Mentan Amran soal Neraca Beras Masih Defisit: Perbaikan Produksi Butuh Waktu
Menteri Pertanian Amran Sulaiman menilai, produksi beras baru mulai pulih usai dihantam El Nino pada tahun lalu. Hal ini menjadi salah satu penyebab neraca produksi beras masih akan defisit hingga 1,4 juta ton pada akhir tahun ini berdasarkan perkiraan Badan Pusat Statistik.
BPS memprediksi volume produksi beras per Desember 2024 naik 50.000 ton menjadi 1,19 juta ton. Namun, konsumsi beras nasional diperkirakan naik 30.000 ton mencapai 2,59 juta ton.
"Masa perbaikan baru berjalan. Produksi beras tidak bisa tiba-tiba surplus, harus ada tahapan bagaimana neraca produksi beras hasilnya diperbaiki," kata Amran di kantornya, Senin (28/10).
Berdasarkan data BPS, volume produksi beras secara agregat pada 2024 turun 2,44% secara tahunan menjadi 30,34 juta ton. Pada saat yang sama, volume konsumsi naik 1,01% secara tahunan menjadi 30,92 juta ton.
Neraca produksi beras sepanjang tahun ini diperkirakan bakal minus hingga 590.000 ton. Angka tersebut lebih rendah 222,92% dari realisasi neraca produksi pada 2023 sebanyak 480.000 ton.
Amran mengatakan, perbaikan produksi beras baru terjadi mulai Agustus 2024. Ini sesuai dengan ramalan BPS bahwa produksi beras pada Agustus-Desember 2024 naik 14,11% atau 1,41 juta ton secara tahunan menjadi 11,4 juta ton.
Peningkatan produksi paling besar diproyeksi terjadi bulan lalu sebesar 21,03% secara tahunan atau 530.000 ton menjadi 3,05 juta ton. Adapun peningkatan terkecil diprediksi ada pada Desember 2024 sebesar 4,39% secara tahunan atau 50.000 ton menjadi 1,19 juta ton.
Menurut Amran peningkatan produksi selama lima bulan terakhir tahun ini disebabkan program pompanisasi. Program ini memanfaatkan air dangkal atau air di atas tanah dengan pompa ke lahan pertanian.
Amran mengasumsikan rata-rata harga beras per kilogram hasil surplus tersebut senilai Rp 12.000. Dengan demikian, Amran menilai program pompanisasi mendatangkan perekonomian senilai Rp 14,28 triliun dalam bentuk beras lokal.

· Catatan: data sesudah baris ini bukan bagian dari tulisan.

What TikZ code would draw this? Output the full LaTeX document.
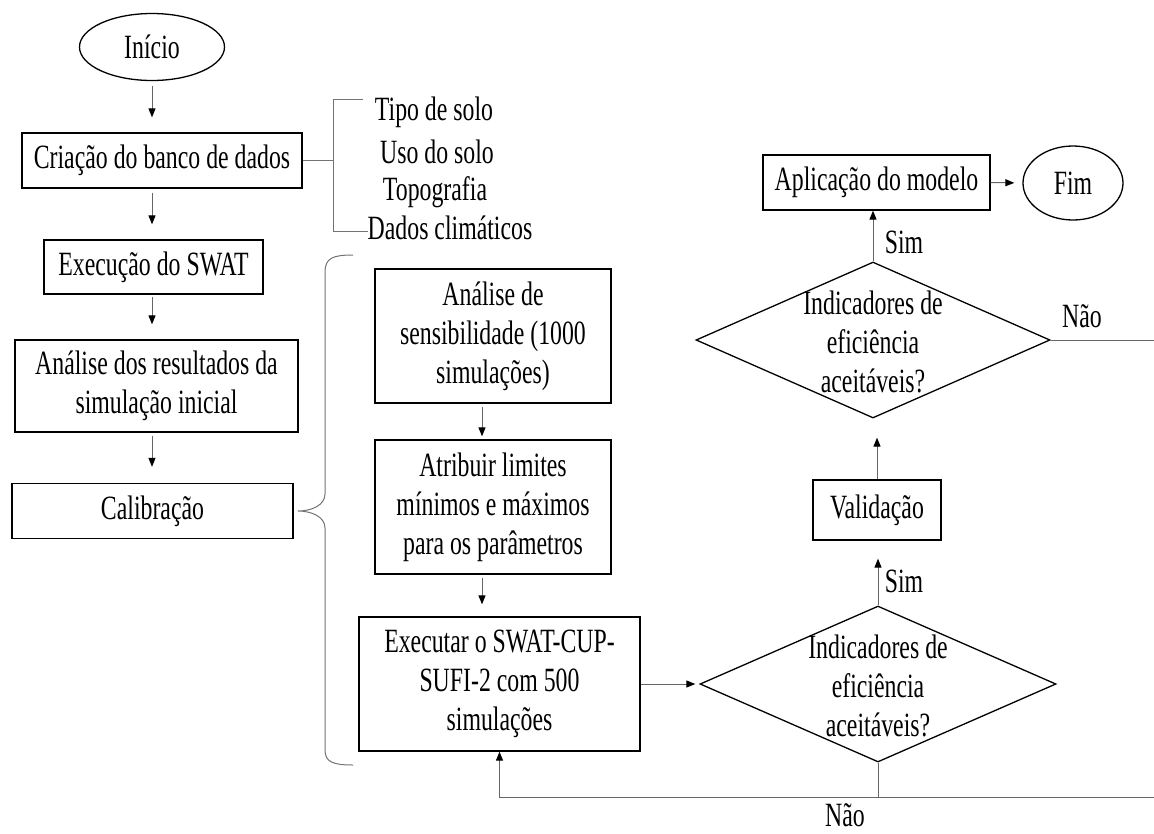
\documentclass[tikz,border=0pt]{standalone}
\usepackage{fontspec}
\setmainfont{Liberation Serif}[FakeStretch=0.7]
\usetikzlibrary{shapes.geometric,arrows.meta}
\begin{document}
\begin{tikzpicture}[x=1pt,y=-1pt,
  every node/.style={font=\fontsize{34}{39}\selectfont, inner sep=0pt, text=black},
  box/.style={draw=black, line width=1.3pt, align=center},
  term/.style={draw=black, line width=1.3pt, ellipse},
  dia/.style={draw=black, line width=1.3pt, diamond},
  conn/.style={draw=black!60, line width=1pt},
  arr/.style={conn, -{Triangle[length=9pt,width=7pt,color=black]}},
  brk/.style={draw=black!55, line width=1pt},
  lbl/.style={anchor=base}
]
\useasboundingbox (0,0) rectangle (1154,833);

% left column
\node[term, minimum width=145, minimum height=67] (inicio) at (152,47) {Início};
\node[box, minimum width=280, minimum height=55] (criacao) at (162,160.5) {Criação do banco de dados};
\node[box, minimum width=219, minimum height=54] (exec0) at (153.5,267) {Execução do SWAT};
\node[box, minimum width=283, minimum height=92] (anres) at (156.5,386) {Análise dos resultados da\\simulação inicial};
\node[box, minimum width=281, minimum height=55] (calib) at (152.5,511) {Calibração};

\draw[arr, shorten <=5pt, shorten >=15pt] (inicio.south) -- (inicio.south |- criacao.north);
\draw[arr, shorten <=4pt, shorten >=15pt] (inicio.south |- criacao.south) -- (inicio.south |- exec0.north);
\draw[arr, shorten <=2pt, shorten >=15pt] (inicio.south |- exec0.south) -- (inicio.south |- anres.north);
\draw[arr, shorten <=3pt, shorten >=16pt] (inicio.south |- anres.south) -- (inicio.south |- calib.north);

% data bracket
\coordinate (bmid) at (333,160.5);
\coordinate (btop) at (333,99);
\coordinate (bbot) at (333,231);
\node[lbl] (tipo) at (434,120) {Tipo de solo};
\node[lbl] (uso) at (437,163) {Uso do solo};
\node[lbl] (topo) at (435,200) {Topografia};
\node[lbl] (dados) at (450,239) {Dados climáticos};
\draw[brk] (criacao.east) -- (bmid);
\draw[brk] (363,99) -- (btop) -- (bbot) -- (368,231);

% brace
\coordinate (bracetip) at (298,511);
\draw[brk] (353,255) .. controls (333,255) and (325,258) .. (325,272)
  -- (325,494) .. controls (325,505) and (312,511) .. (bracetip)
  .. controls (312,511) and (325,517) .. (325,528)
  -- (325,750) .. controls (325,762) and (333,765) .. (353,765);

% middle column
\node[box, minimum width=236, minimum height=134] (sens) at (493,336) {Análise de\\sensibilidade (1000\\simulações)};
\node[box, minimum width=236, minimum height=134] (atrib) at (493,507) {Atribuir limites\\mínimos e máximos\\para os parâmetros};
\node[box, minimum width=281, minimum height=134] (execcup) at (499.5,684) {Executar o SWAT-CUP-\\SUFI-2 com 500\\simulações};

\draw[arr, shorten <=3pt, shorten >=3pt] ([xshift=-11pt]sens.south) -- ([xshift=-11pt]atrib.north);
\draw[arr, shorten <=3pt, shorten >=12pt] ([xshift=-11pt]atrib.south) -- ([xshift=-11pt]atrib.south |- execcup.north);

% right part
\node[dia, minimum width=356, minimum height=156] (dlow) at (878,684) {};
\node[align=center] (dlowt) at (878,686) {Indicadores de\\eficiência\\aceitáveis?};
\node[box, minimum width=128, minimum height=60] (val) at (877,510) {Validação};
\node[dia, minimum width=354, minimum height=156] (dup) at (873,340) {};
\node[align=center] (dupt) at (873,342) {Indicadores de\\eficiência\\aceitáveis?};
\node[box, minimum width=227, minimum height=55] (apl) at (876.5,182.5) {Aplicação do modelo};
\node[term, minimum width=100, minimum height=74] (fim) at (1073,183) {Fim};

\draw[arr, shorten >=4pt] (execcup.east) -- (dlow.west);
\draw[arr, shorten >=18pt] (dlow.north) -- (dlow.north |- val.south);
\draw[arr, shorten >=19pt] (val.north) -- (val.north |- dup.south);
\draw[arr] (dup.north) -- (dup.north |- apl.south);
\draw[arr, shorten >=8pt] (apl.east) -- (fim.west);

\node[lbl] (sim1) at (904,253) {Sim};
\node[lbl] (sim2) at (904,592) {Sim};
\node[lbl] (nao1) at (1082,327) {Não};
\node[lbl] (nao2) at (845,826) {Não};

\coordinate (rupper) at (1154,340);
\draw[conn] (dup.east) -- (rupper);
\coordinate (rlow) at (1154,797);
\draw[conn] (dlow.south) -- (dlow.south |- rlow);
\draw[arr] (rlow) -- (execcup.south |- rlow) -- (execcup.south);
\end{tikzpicture}
\end{document}
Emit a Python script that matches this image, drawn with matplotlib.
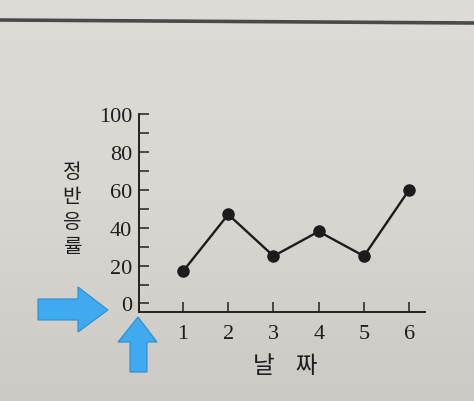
import matplotlib
matplotlib.use("Agg")
import matplotlib.pyplot as plt
from matplotlib.patches import Polygon
from matplotlib.colors import LinearSegmentedColormap
import numpy as np

days = [1, 2, 3, 4, 5, 6]
rates = [17, 47, 25, 38, 25, 60]
yticks = [0, 20, 40, 60, 80, 100]
xlabel = "날    짜"
ylabel_chars = "정반응률"

W, H = 474, 402
fig = plt.figure(figsize=(W / 100, H / 100), dpi=100)
bg = "#d9d6d1"
fig.patch.set_facecolor(bg)

# subtle paper gradient
grad = np.linspace(0, 1, 256).reshape(-1, 1)
bgax = fig.add_axes([0, 0, 1, 1], zorder=-10)
cmap = LinearSegmentedColormap.from_list("paper", ["#cdcac5", "#dad7d2", "#dfdcd8"])
bgax.imshow(grad, aspect="auto", cmap=cmap, origin="lower", extent=[0, 1, 0, 1])
bgax.axis("off")

def fx(x):
    return x / W

def fy(y):
    return (H - y) / H

# dark rule at top of page
fig.add_artist(plt.Line2D([0, 1], [fy(21), fy(24)], color="#4a4a4a", lw=2.6,
                          transform=fig.transFigure))

ax = fig.add_axes([fx(139), fy(313), fx(425) - fx(139), fy(115) - fy(313)])
ax.set_facecolor("none")
ax.set_xlim(0.027, 6.35)
ax.set_ylim(-4.5, 100)

ax.plot(days, rates, color="#1c1c1c", lw=1.7, marker="o", markersize=8,
        markerfacecolor="#1c1c1c", markeredgecolor="#1c1c1c", zorder=3)

for s in ["top", "right"]:
    ax.spines[s].set_visible(False)
for s in ["left", "bottom"]:
    ax.spines[s].set_color("#222222")
    ax.spines[s].set_linewidth(1.4)

serif = ["Liberation Serif", "DejaVu Serif"]
ax.set_yticks(yticks)
ax.set_yticks(range(10, 100, 20), minor=True)
ax.set_yticklabels([str(v) for v in yticks], fontfamily=serif, fontsize=16, color="#1e1e1e")
ax.set_xticks(days)
ax.set_xticklabels([str(d) for d in days], fontfamily=serif, fontsize=16, color="#1e1e1e")
ax.tick_params(axis="y", which="both", direction="in", length=7, width=1.1,
               color="#222222", pad=5)
ax.tick_params(axis="x", which="major", direction="in", length=7, width=1.1,
               color="#222222", pad=9)

# y label: vertical stacked Korean characters
for i, ch in enumerate(ylabel_chars):
    fig.text(fx(72), fy(173 + 25 * i), ch, ha="center", va="center",
             fontsize=14.5, fontweight="medium",
             family=["Noto Sans CJK KR", "DejaVu Sans"], color="#1e1e1e")

fig.text(fx(285), fy(367), xlabel, ha="center", va="center", fontsize=17,
         family=["Noto Sans CJK KR", "DejaVu Sans"], color="#1e1e1e")

# blue arrows
blue = "#3faaf0"
edge = "#2a8fd0"
right_arrow = [(38, 300), (78, 300), (78, 288), (108, 311), (78, 333), (78, 321), (38, 321)]
up_arrow = [(130, 373), (130, 343), (118, 343), (138, 318), (157, 343), (147, 343), (147, 373)]
for pts in (right_arrow, up_arrow):
    poly = Polygon([(fx(x), fy(y)) for x, y in pts], closed=True,
                   facecolor=blue, edgecolor=edge, lw=0.8, transform=fig.transFigure)
    fig.add_artist(poly)

fig.savefig("out.png", dpi=100, facecolor=fig.get_facecolor())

BPS mendata produksi beras pada Januari-Februari konsisten lebih rendah dari kebutuhan nasional sekitar 2,5 juta ton per bulan sejak 2021. Ia berencana untuk melanjutkan program pompanisasi agar produksi pada Januari-Februari 2025 meningkat.
Amran mendesain agar petani mulai menggunakan benih unggul yang dapat beradaptasi dengan kekeringan pada bulan ini. Menurutnya, hal tersebut penting untuk menghadapi potensi dampak El Nino yang berkelanjutan.
"Harus disorot bahwa refocusing anggaran senilai Rp 1,7 triliun pada tahun ini untuk pompanisasi karena produksi beras naik," ujarnya.